Laws for Employers With Less Than 50 Employees
As a small business, your legal duties change with your employee count. Understand your core federal requirements and the major laws that do not apply.
As a small business, your legal duties change with your employee count. Understand your core federal requirements and the major laws that do not apply.
Federal employment laws often depend on the number of individuals a business employs. This article clarifies which federal employment laws generally apply to businesses with fewer than 50 employees and which ones typically do not.
The Fair Labor Standards Act (FLSA) is a federal law that applies to most businesses, regardless of their size, if they engage in interstate commerce or have annual sales of at least $500,000. This law establishes protections for workers, including the federal minimum wage, which is currently $7.25 per hour. Employers must pay non-exempt employees one and a half times their regular rate of pay for all hours worked over 40 in a workweek.
The FLSA also mandates specific record-keeping obligations, requiring employers to maintain accurate records of employee hours worked and wages paid. These records demonstrate compliance with minimum wage and overtime requirements.
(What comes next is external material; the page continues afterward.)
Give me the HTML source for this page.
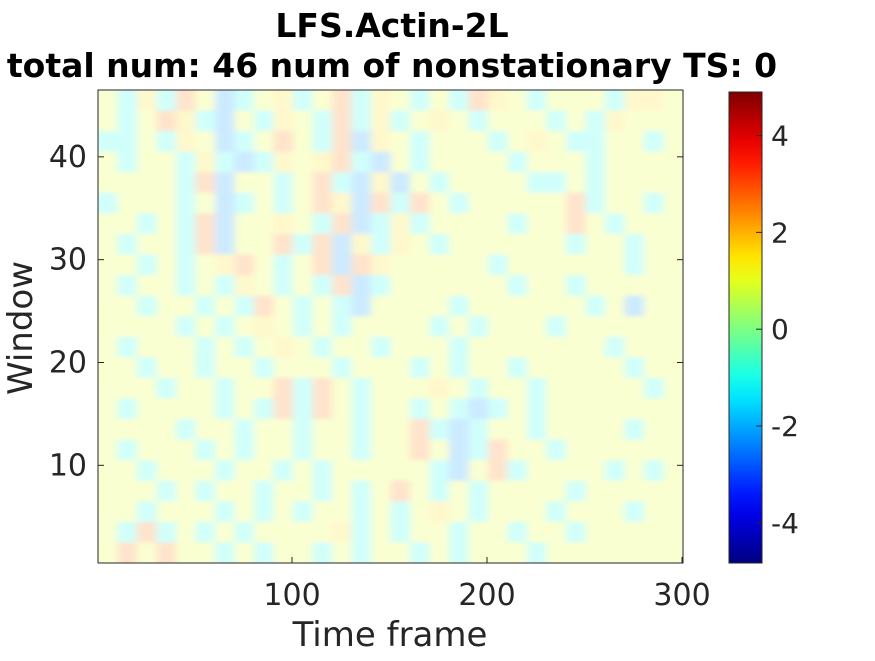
<!DOCTYPE html>
<html><head><meta charset="utf-8">
<style>
html,body{margin:0;padding:0;background:#fff;}
body{width:875px;height:656px;overflow:hidden;font-family:"Liberation Sans","DejaVu Sans",sans-serif;}
</style></head>
<body>
<svg id="chart" width="875" height="656" xmlns="http://www.w3.org/2000/svg" font-family="'DejaVu Sans','Liberation Sans',sans-serif">
<defs>
<clipPath id="pc"><rect x="98" y="90" width="585" height="473"/></clipPath>
<filter id="bl" x="-5%" y="-5%" width="110%" height="110%"><feGaussianBlur stdDeviation="4 2"/></filter>
</defs>
<text x="392" y="37" text-anchor="middle" font-size="33" font-weight="bold">LFS.Actin-2L</text>
<text x="392" y="77" text-anchor="middle" font-size="33" font-weight="bold">total num: 46 num of nonstationary TS: 0</text>
<rect x="98" y="90" width="585" height="473" fill="#f5fad9"/>
<g clip-path="url(#pc)"><g id="cells" filter="url(#bl)"></g></g>
<rect x="98" y="90" width="585" height="473" fill="none" stroke="#262626" stroke-width="1"/>
<g id="axes"></g>
<text x="390" y="646" text-anchor="middle" font-size="34" fill="#262626">Time frame</text>
<text transform="translate(32,328) rotate(-90)" text-anchor="middle" font-size="34" fill="#262626">Window</text>
<g id="cbar"></g>
</svg>
<script>
const xTicks=[100,200,300];
const yTicks=[10,20,30,40];
const cbTicks=[-4,-2,0,2,4];
const levelKeys=['a','b','c','d','e','f','g'];
const levelValues=[-3,-2.2,-1,1,1.6,2.6,3.5];
// rows from window 45-46 (top) down to 1-2; each char = 10 frames
const rows=[
"dcecfdbcdecdfcedcdcfedcdddceed",
"dcdfecbdcedcfcecdedcdddcdceddd",
"ccdcedbcdfdcfbedcdddcdedccddcd",
"dcddcecbcedefcbdcddddcdddcdddd",
"ddddcfbddcdfcbebdcddddccdcdddd",
"cdddcdbcdcdfebfcfdcdddddfcddcd",
"ddcdcfbddedcfbcecddddcddfdcddd",
"dcddcfbddfcfbecedcddddddcddcdd",
"ddcdcdefdcdfbfedddddcddddddcdd",
"dcddcdcedcdcfbcddddddcddcddddd",
"ddcddcdcfdcdcbddddcddddddcdbdd",
"ddddcdcdedcdcddddcdcdddcdddddd",
"dcdddcdcdedcddcdddcdddddddcddd",
"ddcddcddcdddcdddcdcddcdddddcdd",
"dddcddcddfcfdcdddedcddcdddddcd",
"dcddddcdcfcfdcddcdcbcdcddddddd",
"ddddcddcddcddcddfcbcddcddddcdd",
"dcdddcdcddcddcddfdbcfddcdddddd",
"ddcdddcddcdcdddddcbdfcddddcdcd",
"dddcdcddcddcdcdfdcdcddddcddddd",
"ddcdddcdcdcddcdcdedcdddcdddcdd",
"dcfcdcdcddddecdcddcddcddcddddd",
"dfdfddcdcddcdcddcdcdddcddddddd"
];
const NS="http://www.w3.org/2000/svg";
const X0=98,X1=683,Y0=90,Y1=563;
const xs=t=>X0+(t-0.5)/300*(X1-X0);
const ys=w=>Y1-(w-0.5)/46*(Y1-Y0);
const vmin=-4.83,vmax=4.9;
const cbY0=92,cbY1=563;
const cbs=v=>cbY1-(v-vmin)/(vmax-vmin)*(cbY1-cbY0);
function jet(v){
 let t=(v-vmin)/(vmax-vmin);t=Math.max(0,Math.min(1,t));
 const f=x=>Math.max(0,Math.min(1,1.5-Math.abs(4*t-x)));
 return [f(3),f(2),f(1)];
}
function css(c,a){return 'rgb('+c.map(x=>Math.round(255*(1-a)+255*x*a)).join(',')+')';}
const cells=document.getElementById('cells');
rows.forEach((row,ri)=>{
 const wTop=46-ri*2+0.5, wBot=wTop-2;
 for(let k=0;k<30;k++){
  const ch=row[k]||'d';
  const v=levelValues[levelKeys.indexOf(ch)];
  const r=document.createElementNS(NS,'rect');
  
  
  const x=xs(k*10+0.5),x2=xs(k*10+10.5);
  r.setAttribute('x',x-(k==0?10:0));r.setAttribute('y',ys(wTop)-(ri==0?10:0));
  r.setAttribute('width',x2-x+0.5+(k==0||k==29?10:0));r.setAttribute('height',ys(wBot)-ys(wTop)+0.5+(ri==0||ri==rows.length-1?10:0));
  r.setAttribute('fill',css(jet(v),0.2));
  cells.appendChild(r);
 }
});
const ax=document.getElementById('axes');
function add(tag,attrs,txt){const e=document.createElementNS(NS,tag);for(const k in attrs)e.setAttribute(k,attrs[k]);if(txt!==undefined)e.textContent=txt;return e;}
xTicks.forEach(t=>{
 const x=xs(t);
 const l=add('line',{x1:x,x2:x,y1:Y1,y2:Y1-6,stroke:'#262626'});
 
 
 ax.appendChild(l);
 const s=add('text',{x:x,y:605,'text-anchor':'middle','font-size':'30',fill:'#262626'},t);
 
 
 ax.appendChild(s);
});
yTicks.forEach(t=>{
 const y=ys(t);
 const l=add('line',{x1:X0,x2:X0+6,y1:y,y2:y,stroke:'#262626'});
 
 
 ax.appendChild(l);
 const l2=add('line',{x1:X1,x2:X1-6,y1:y,y2:y,stroke:'#262626'});
 
 
 ax.appendChild(l2);
 const s=add('text',{x:87,y:y+10,'text-anchor':'end','font-size':'30',fill:'#262626'},t);
 
 
 ax.appendChild(s);
});
const cb=document.getElementById('cbar');
const defs=add('defs',{});
const grad=add('linearGradient',{id:'jetg',x1:'0',y1:'1',x2:'0',y2:'0'});
for(let i=0;i<=20;i++){const v=vmin+(vmax-vmin)*i/20;grad.appendChild(add('stop',{offset:i/20,'stop-color':css(jet(v),1)}));}
defs.appendChild(grad);cb.appendChild(defs);
const cr=add('rect',{x:729,y:cbY0,width:33,height:cbY1-cbY0,fill:'url(#jetg)',stroke:'#262626'});


cb.appendChild(cr);
cbTicks.forEach(t=>{
 const y=cbs(t);
 const l=add('line',{x1:756,x2:762,y1:y,y2:y,stroke:'#262626'});
 
 
 cb.appendChild(l);
 const s=add('text',{x:771,y:y+10,'font-size':'28',fill:'#262626'},t);
 
 
 cb.appendChild(s);
});
</script>
</body></html>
Additionally, the Act includes provisions governing child labor, setting restrictions on the types of jobs and hours that minors can work to protect their health and education.
Businesses with fewer than 50 employees are subject to federal anti-discrimination laws once they meet lower employee thresholds. Title VII of the Civil Rights Act of 1964 prohibits discrimination based on race, color, religion, sex, or national origin. This law applies to employers with 15 or more employees for each working day in 20 or more calendar weeks in the current or preceding year. It covers various employment aspects, including hiring, firing, promotions, and compensation.
The Americans with Disabilities Act (ADA) also applies to employers with 15 or more employees. This law prohibits discrimination against qualified individuals with disabilities and requires employers to provide reasonable accommodations unless doing so would cause undue hardship. Reasonable accommodations are adjustments to the work environment or job duties that enable an employee with a disability to perform their job.
The Age Discrimination in Employment Act (ADEA) protects workers aged 40 and older from discrimination. This law applies to private employers with 20 or more employees and to state and local government employers regardless of their number of employees. The ADEA prohibits age-based discrimination in hiring, firing, promotions, layoffs, compensation, benefits, job assignments, and training opportunities.
The Occupational Safety and Health Act (OSHA) generally applies to most private employers, regardless of size. This law requires businesses to provide a workplace free from recognized hazards that are causing or are likely to cause death or serious physical harm. This obligation is known as the General Duty Clause.
While most employers must comply with OSHA standards, businesses with 10 or fewer employees may be partially exempt from certain record-keeping requirements, such as maintaining injury and illness logs. However, all employers, regardless of size, must report work-related incidents resulting in a fatality (within 8 hours) or an in-patient hospitalization, amputation, or loss of an eye (within 24 hours).
The Immigration Reform and Control Act (IRCA) applies to all employers, regardless of their size. This law requires employers to verify the identity and employment eligibility of all individuals hired. Employers must complete and retain Form I-9, Employment Eligibility Verification, for each new hire. Employees must complete Section 1 of Form I-9 and present acceptable documents within three business days.
Employers with fewer than 50 employees are generally exempt from certain major federal employment laws. The Family and Medical Leave Act (FMLA) does not apply to these smaller businesses. The FMLA requires covered employers to provide eligible employees with up to 12 workweeks of unpaid, job-protected leave for specific family and medical reasons, such as the birth of a child or a serious health condition. This law applies to private-sector employers who employ 50 or more employees for each working day during 20 or more calendar workweeks in the current or preceding calendar year. An individual employee is eligible for FMLA leave if they work at a location where the employer has 50 or more employees within a 75-mile radius.
The Affordable Care Act (ACA) Employer Mandate also does not apply to businesses with fewer than 50 employees. This mandate, also known as the Employer Shared Responsibility Provision, requires “Applicable Large Employers” (ALEs) to offer affordable health insurance coverage that meets minimum value standards to their full-time employees or potentially face penalties. An employer is classified as an ALE if they had an average of 50 or more full-time employees, including full-time equivalents, during the preceding calendar year.
State and local laws often impose additional or stricter requirements on employers beyond federal regulations. Many states and localities have their own regulations concerning minimum wage, overtime, paid sick leave, family leave, and anti-discrimination protections. These state and local laws frequently have lower employee thresholds for applicability, meaning they may cover businesses with as few as one or five employees.
For instance, a business exempt from federal FMLA due to its size might still be subject to a state-level family leave law with a much lower employee count requirement. Similarly, state anti-discrimination laws often protect additional classes or apply to smaller employers than their federal counterparts. Employers should consult state and local labor departments or legal counsel to ensure full compliance with all applicable employment regulations.